Теперь подумайте сами, насколько у этого человека был искорежен мозг, если он считал нормальным «сдавать в аренду» своих соотечественников, «продавать, дарить и менять»? Насколько был искорежен мозг у его современников, которые не бежали от него с омерзением, как от негодяя и чудовища, а почитали вполне респектабельным членом общества, «высшего света»? А чего бежать: они и сами были такими же. Если вы думаете, что граф Николай Семенович Мордвинов – исключение на общем светлом фоне, «темный крепостник с душой фельдфебеля», то серьезно заблуждаетесь. Это либерал, англоман, «председатель Вольного экономического общества, автор значимых трудов по экономике, финансовой политике, сельскому хозяйству, банковскому делу». (Из Википедии). Оппозиционеры-декабристы прочили его в министры.

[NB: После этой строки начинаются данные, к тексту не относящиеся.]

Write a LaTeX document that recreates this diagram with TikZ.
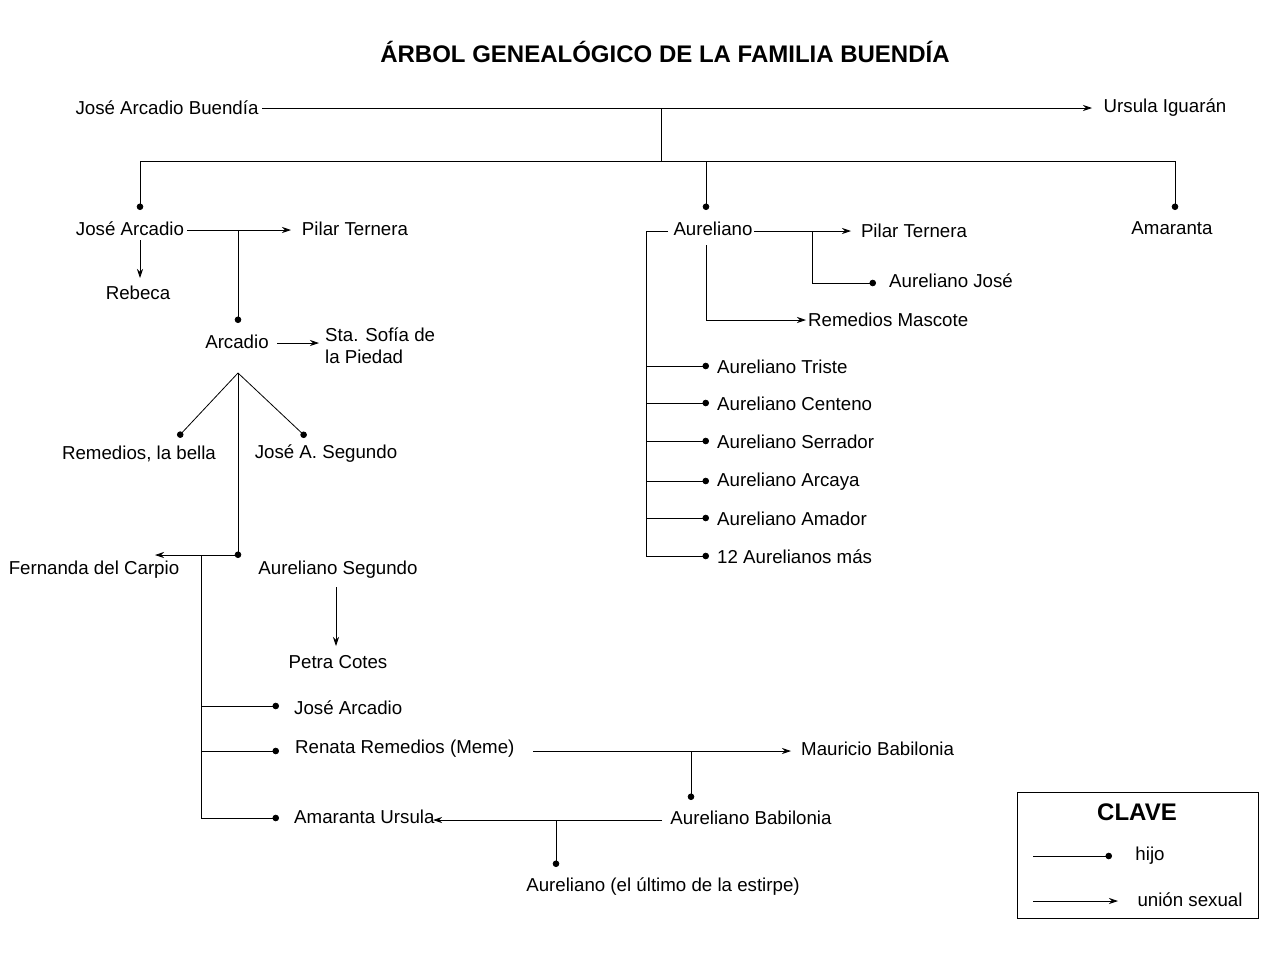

И этот «Дворкович» не считал зазорным распродать с молотка своих сограждан, мирно себе живущих и по закону числящихся «свободными поселянами».
Важно понять, что рабство тянуло вниз не только рабов, но и господ, и всю Россию целиком. Даже относительно свободные государственные крестьяне не могли быть уверены в своем завтрашнем дне и находились под дамокловым мечом продажи в рабство или «сдачи в аренду». Само существование обширной прослойки рабов-единоплеменников принижало статус всех остальных низших сословий Империи, поскольку господа всех мерили одной меркой, на всех смотрели как на холопов. Более того, в отношении государственных крестьян, без всякой пользы для государства, специально вводились различные утеснения и ограничения, чтобы помещичьим крепостным было менее завидно на них смотреть. Если бы не этот расчет, то, вероятно, уже во времена Павла без малейшего ущерба для финансов Империи можно было бы заменить прикрепление крестьян к земле нормальным налогообложением. Это стимулировало бы рост экономики, ускорило бы заселение пустующих восточных земель. (О социально-политической пользе этого шага даже не говорю)
Мы видим, что у защитников рабства на самом деле нет никаких реальных аргументов. После реформ Петра I сохранение рабства и крепостного права в России – это уже ни в коей мере не «вынужденная государственная необходимость», а сознательный выбор господствующего сословия, с единственной целью – сделать это господство более комфортным, всеобъемлющим и надежным.